GIVEN MATERIAL:
'''
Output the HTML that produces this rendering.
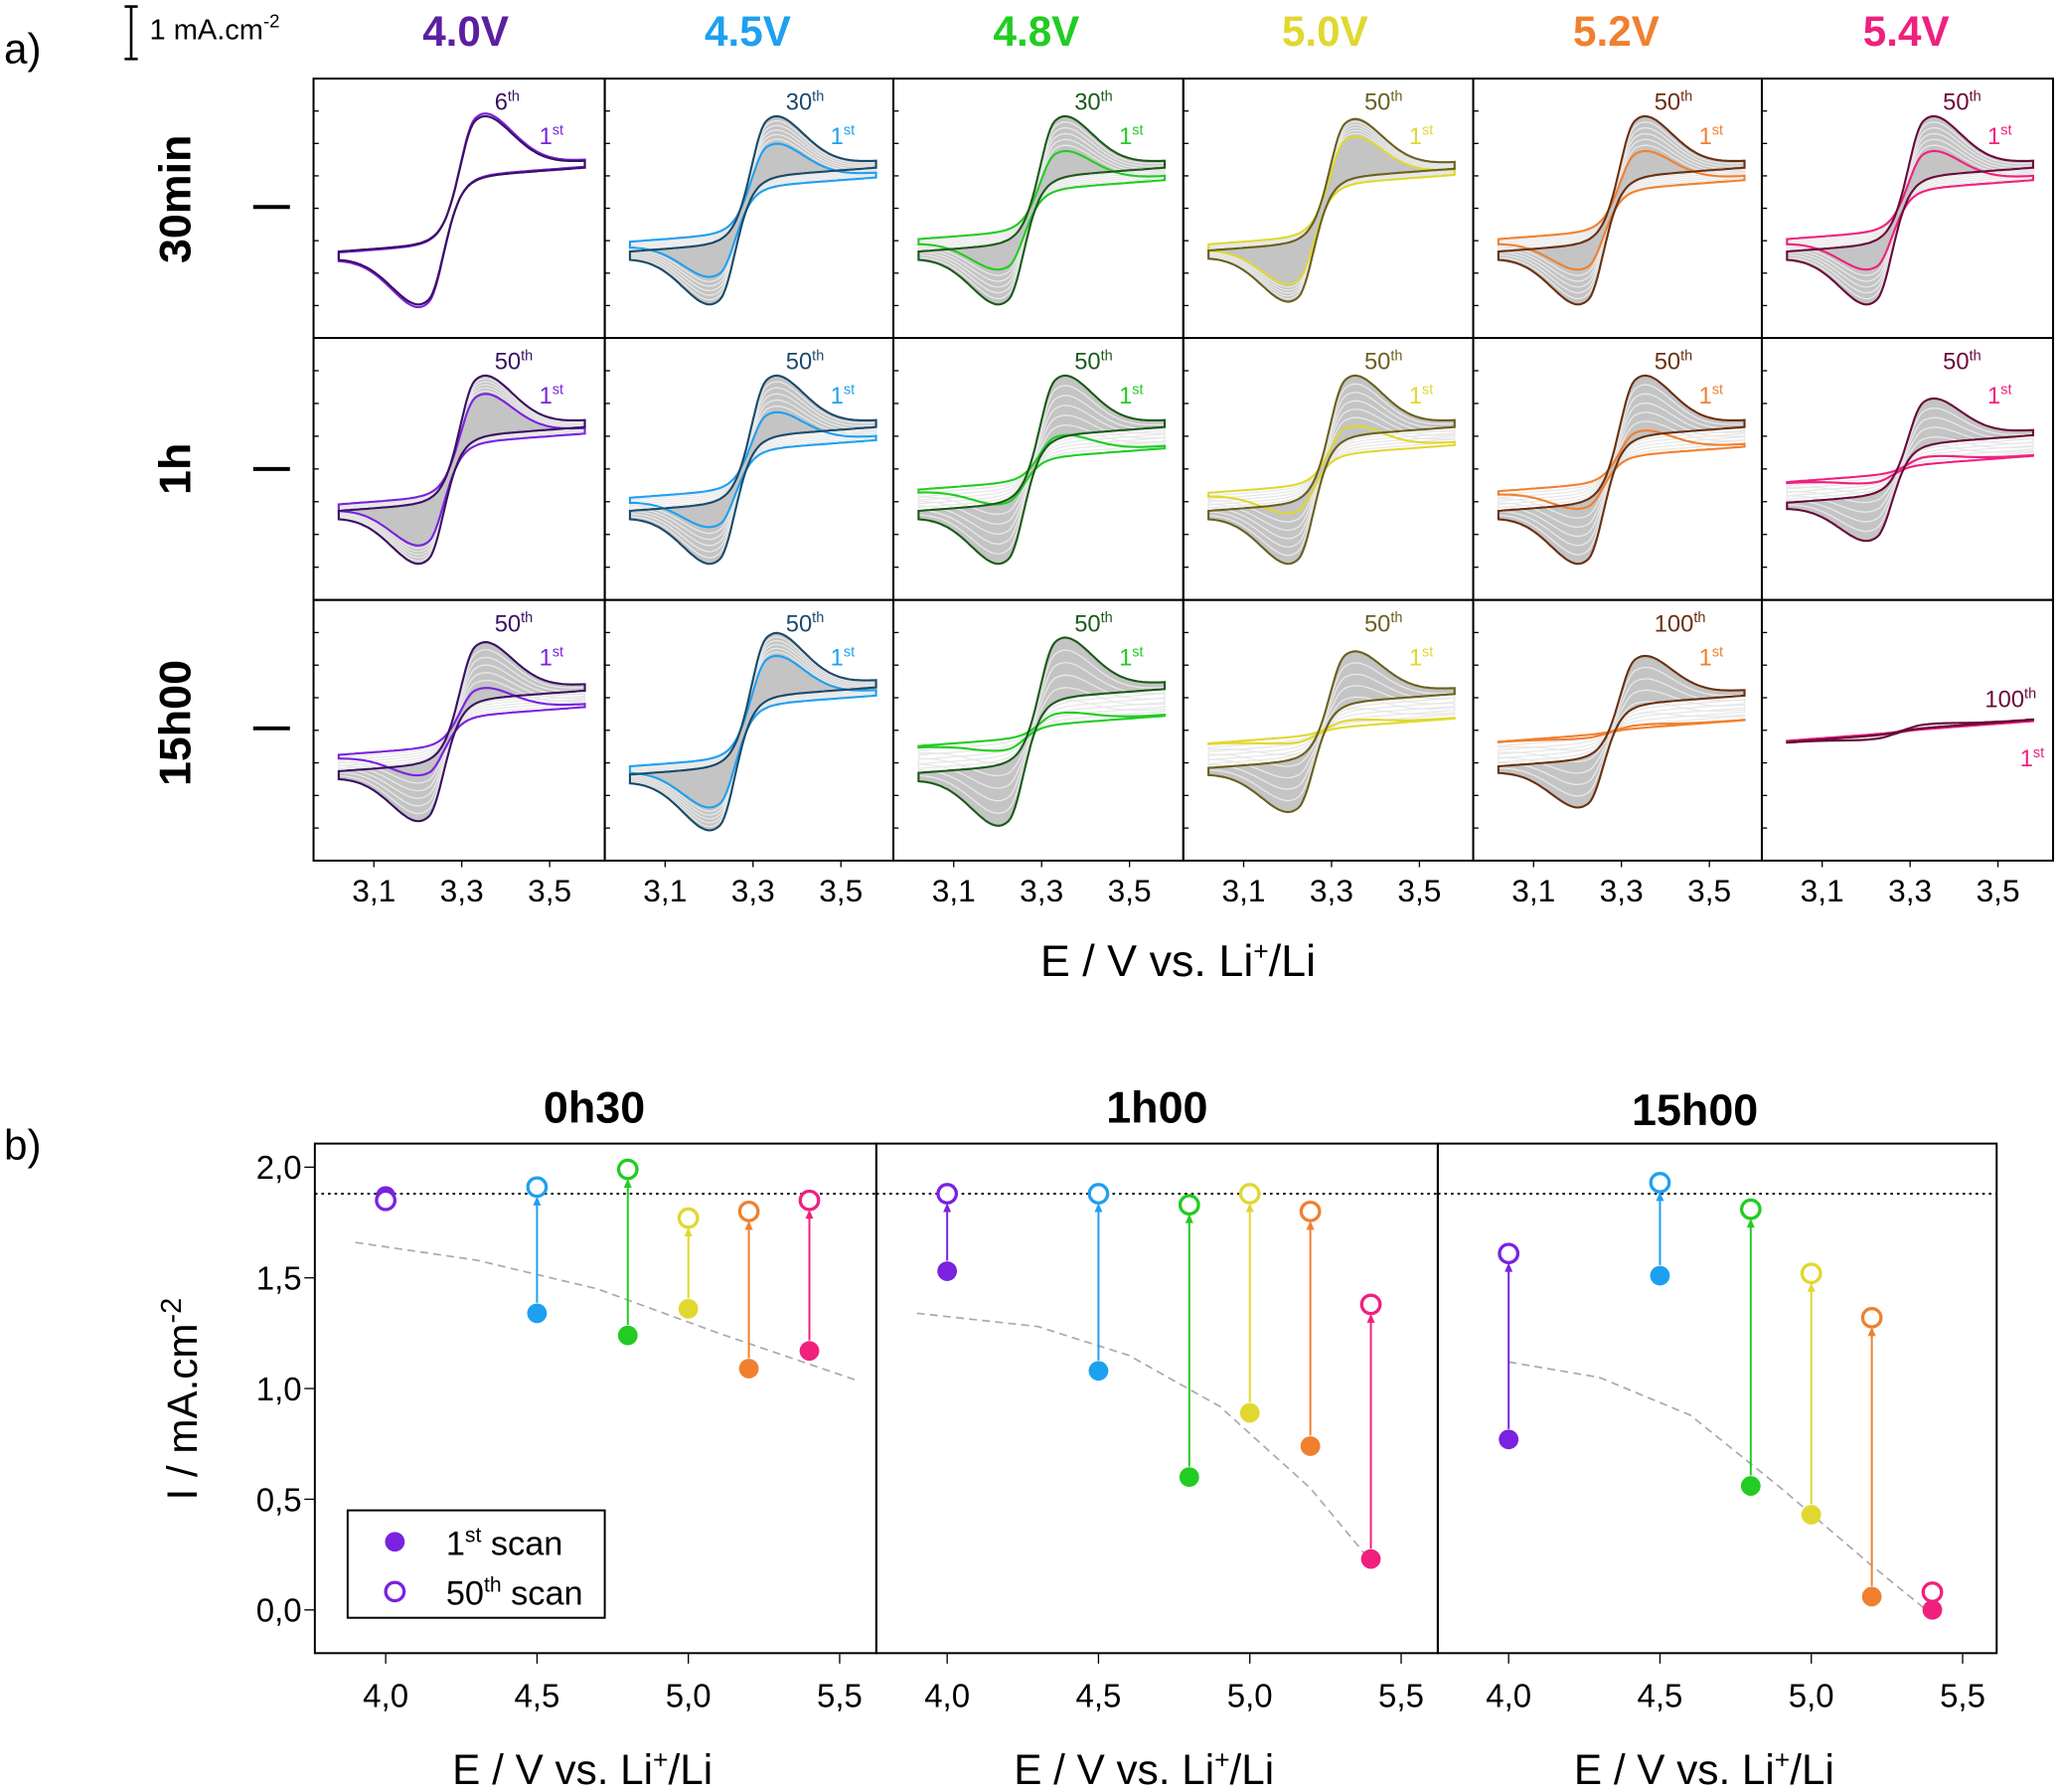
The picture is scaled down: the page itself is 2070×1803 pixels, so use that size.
<!DOCTYPE html>
<html><head><meta charset="utf-8"><style>
html,body{margin:0;padding:0;background:#fff}
svg{display:block}
text{font-family:"Liberation Sans",sans-serif}
</style></head><body>
<svg id="s" width="2070" height="1803" viewBox="0 0 1568 1368" preserveAspectRatio="none" xmlns="http://www.w3.org/2000/svg">
<rect width="1568" height="1368" fill="#fff"/>
<text x="3" y="48" font-size="32">a)</text>
<text x="3" y="885" font-size="32">b)</text>
<path d="M100 5 V45 M95 5 H105 M95 45 H105" stroke="#000" stroke-width="2"/>
<text x="114" y="30" font-size="22">1 mA.cm<tspan dy="-9" font-size="14">-2</tspan></text>
<g font-size="32" font-weight="bold" text-anchor="middle">
<text x="355" y="35" fill="#5b1fa0">4.0V</text>
<text x="570" y="35" fill="#1ea0f0">4.5V</text>
<text x="790" y="35" fill="#22cc22">4.8V</text>
<text x="1010" y="35" fill="#e0d830">5.0V</text>
<text x="1232" y="35" fill="#f08030">5.2V</text>
<text x="1453" y="35" fill="#f0207f">5.4V</text>
</g>
<g font-size="34" font-weight="bold" text-anchor="middle">
<text transform="translate(145,152) rotate(-90)">30min</text>
<text transform="translate(145,358) rotate(-90)">1h</text>
<text transform="translate(145,552) rotate(-90)">15h00</text>
</g>
<g stroke="#000" stroke-width="3">
<path d="M193 158H221M193 358H221M193 556H221"/>
</g>
<g id="cv"></g>
<text x="898" y="745" font-size="34" text-anchor="middle">E / V vs. Li<tspan dy="-12" font-size="20">+</tspan><tspan dy="12">/Li</tspan></text>
<g font-size="34" font-weight="bold" text-anchor="middle">
<text x="453" y="857">0h30</text><text x="882" y="857">1h00</text><text x="1292" y="859">15h00</text>
</g>
<text transform="translate(150,1068) rotate(-90)" font-size="32" text-anchor="middle">I / mA.cm<tspan dy="-12" font-size="22">-2</tspan></text>
<g id="b"></g>
</svg>
<script>
const NS="http://www.w3.org/2000/svg";
function el(p,t,a,txt){const e=document.createElementNS(NS,t);for(const k in a)e.setAttribute(k,a[k]);if(txt!==undefined)e.textContent=txt;p.appendChild(e);return e;}
const cv=document.getElementById('cv');
const colX=[239,461,681,902,1123,1343,1565];
const rowY=[60,258,458,657];
const cols=['#7a22e0','#1ea0f0','#22cc22','#e0d830','#f08030','#f0207f'];
const dark=['#3a1060','#1a4a6a','#1a5a1a','#6a6020','#6a3010','#6a0a3a'];
const amps=[[[1.03,1],[0.7,1],[0.62,1],[0.78,0.97],[0.62,1],[0.62,1]],
[[0.8,1],[0.6,1],[0.35,1],[0.45,1],[0.4,1],[0.12,0.75]],
[[0.45,0.95],[0.8,1.05],[0.18,1],[0.1,0.85],[0.05,0.8],[0.02,0.06]]];
const lab2=[['6th','30th','30th','50th','50th','50th'],['50th','50th','50th','50th','50th','50th'],['50th','50th','50th','50th','100th','100th']];
const sig=x=>1/(1+Math.exp(-x));
function f(E){const w=E<3.33?0.045:0.11;return -25+55*sig((E-3.29)/0.025)+46*Math.exp(-Math.pow((E-3.33)/w,2));}
function loop(A){const pts=[];
 for(let E=3.02;E<=3.58001;E+=0.005)pts.push([E,A*f(E)+(E-3.3)*25]);
 for(let E=3.58;E>=3.01999;E-=0.005)pts.push([E,-A*f(6.555-E)+(E-3.3)*25]);return pts;}
for(let r=0;r<3;r++)for(let c=0;c<6;c++){
 const x0=colX[c],y0=rowY[r],w=colX[c+1]-x0,h=rowY[r+1]-y0;
 const mx=E=>x0+46+(E-3.1)/0.2*67, my=v=>y0+100-v;
 const path=pts=>'M'+pts.map(p=>mx(p[0]).toFixed(1)+' '+my(p[1]).toFixed(1)).join('L')+'Z';
 const [a1,a2]=amps[r][c];
 if(a2-a1>0.1) el(cv,'path',{d:path(loop(a2)),fill:'#c4c4c4',stroke:'none'});
 for(let k=1;k<6;k++){el(cv,'path',{d:path(loop(a1+(a2-a1)*k/6)),fill:'none',stroke:'#e8e8e8','stroke-width':1});}
 el(cv,'path',{d:path(loop(a1)),fill:'none',stroke:cols[c],'stroke-width':1.6});
 el(cv,'path',{d:path(loop(a2)),fill:'none',stroke:dark[c],'stroke-width':1.6});
 el(cv,'rect',{x:x0,y:y0,width:w,height:h,fill:'none',stroke:'#000','stroke-width':1.5});
 for(let k=1;k<8;k++)el(cv,'line',{x1:x0,x2:x0+4,y1:y0+k*h/8,y2:y0+k*h/8,stroke:'#000'});
 const L=lab2[r][c];
 const big=(r==2&&c==5);
 const t2=el(cv,'text',{x:big?mx(3.5)-10:x0+138,y:big?y0+82:y0+24,'font-size':18,fill:dark[c]});t2.textContent=L.replace(/\D+$/,'');el(t2,'tspan',{dy:-7,'font-size':11},L.replace(/^\d+/,''));
 const t1=el(cv,'text',{x:big?mx(3.55):x0+172,y:big?y0+127:y0+50,'font-size':18,fill:cols[c]});t1.textContent='1';el(t1,'tspan',{dy:-7,'font-size':11},'st');
 if(r==2){[3.1,3.3,3.5].forEach(E=>{el(cv,'text',{x:mx(E),y:688,'font-size':24,'text-anchor':'middle'},E.toFixed(1).replace('.',','));el(cv,'line',{x1:mx(E),x2:mx(E),y1:657,y2:662,stroke:'#000'});});}
}
// part b
const b=document.getElementById('b');
const px=[240,668,1096,1522],Y=v=>1229-v*169;
const data=[[[1.87,1.85],[1.34,1.91],[1.24,1.99],[1.36,1.77],[1.09,1.80],[1.17,1.85]],
[[1.53,1.88],[1.08,1.88],[0.60,1.83],[0.89,1.88],[0.74,1.80],[0.23,1.38]],
[[0.77,1.61],[1.51,1.93],[0.56,1.81],[0.43,1.52],[0.06,1.32],[0.00,0.08]]];
const vs=[4.0,4.5,4.8,5.0,5.2,5.4];
const dash=[[[3.9,1.66],[4.3,1.58],[4.7,1.45],[5.1,1.25],[5.55,1.04]],
[[3.9,1.34],[4.3,1.28],[4.6,1.15],[4.9,0.92],[5.2,0.55],[5.4,0.22]],
[[4.0,1.12],[4.3,1.05],[4.6,0.88],[4.9,0.55],[5.2,0.2],[5.38,0.0]]];
for(let p=0;p<3;p++){
 const x0=px[p],X=v=>x0+54+(v-4)*230.7;
 el(b,'rect',{x:x0,y:873,width:px[p+1]-x0,height:389,fill:'none',stroke:'#000','stroke-width':1.5});
 el(b,'line',{x1:x0,x2:px[p+1],y1:Y(1.88),y2:Y(1.88),stroke:'#000','stroke-width':1.5,'stroke-dasharray':'2,3'});
 el(b,'path',{d:'M'+dash[p].map(q=>X(q[0])+' '+Y(q[1])).join('L'),fill:'none',stroke:'#aaa','stroke-width':1.3,'stroke-dasharray':'6,4'});
 [4,4.5,5,5.5].forEach(v=>{el(b,'text',{x:X(v),y:1303,'font-size':25,'text-anchor':'middle'},v.toFixed(1).replace('.',','));el(b,'line',{x1:X(v),x2:X(v),y1:1262,y2:1270,stroke:'#000'});});
 el(b,'text',{x:(x0+px[p+1])/2-10,y:1362,'font-size':32,'text-anchor':'middle'}).innerHTML='E / V vs. Li<tspan dy="-12" font-size="20">+</tspan><tspan dy="12">/Li</tspan>';
 for(let i=0;i<6;i++){const [f,o]=data[p][i],x=X(vs[i]),c=cols[i];
  if(o-f>0.12){el(b,'line',{x1:x,x2:x,y1:Y(f)-8,y2:Y(o)+12,stroke:c,'stroke-width':1.5});el(b,'path',{d:`M${x-3} ${Y(o)+14}L${x} ${Y(o)+7}L${x+3} ${Y(o)+14}Z`,fill:c});}
  el(b,'circle',{cx:x,cy:Y(f),r:7.5,fill:c});
  el(b,'circle',{cx:x,cy:Y(o),r:7,fill:'#fff',stroke:c,'stroke-width':2.5});}
}
[0,0.5,1,1.5,2].forEach(v=>{el(b,'text',{x:230,y:Y(v)+9,'font-size':25,'text-anchor':'end'},v.toFixed(1).replace('.',','));el(b,'line',{x1:240,x2:232,y1:Y(v),y2:Y(v),stroke:'#000'});});
el(b,'rect',{x:265,y:1153,width:196,height:82,fill:'#fff',stroke:'#000','stroke-width':1.5});
el(b,'circle',{cx:301,cy:1177,r:7.5,fill:'#7a22e0'});
el(b,'circle',{cx:301,cy:1215,r:7,fill:'#fff',stroke:'#7a22e0','stroke-width':2.5});
el(b,'text',{x:340,y:1187,'font-size':26}).innerHTML='1<tspan dy="-10" font-size="16">st</tspan><tspan dy="10"> scan</tspan>';
el(b,'text',{x:340,y:1225,'font-size':26}).innerHTML='50<tspan dy="-10" font-size="16">th</tspan><tspan dy="10"> scan</tspan>';
</script>
</body></html>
'''
How many lines of the data contain the word "that"? Answer with the number alone.

2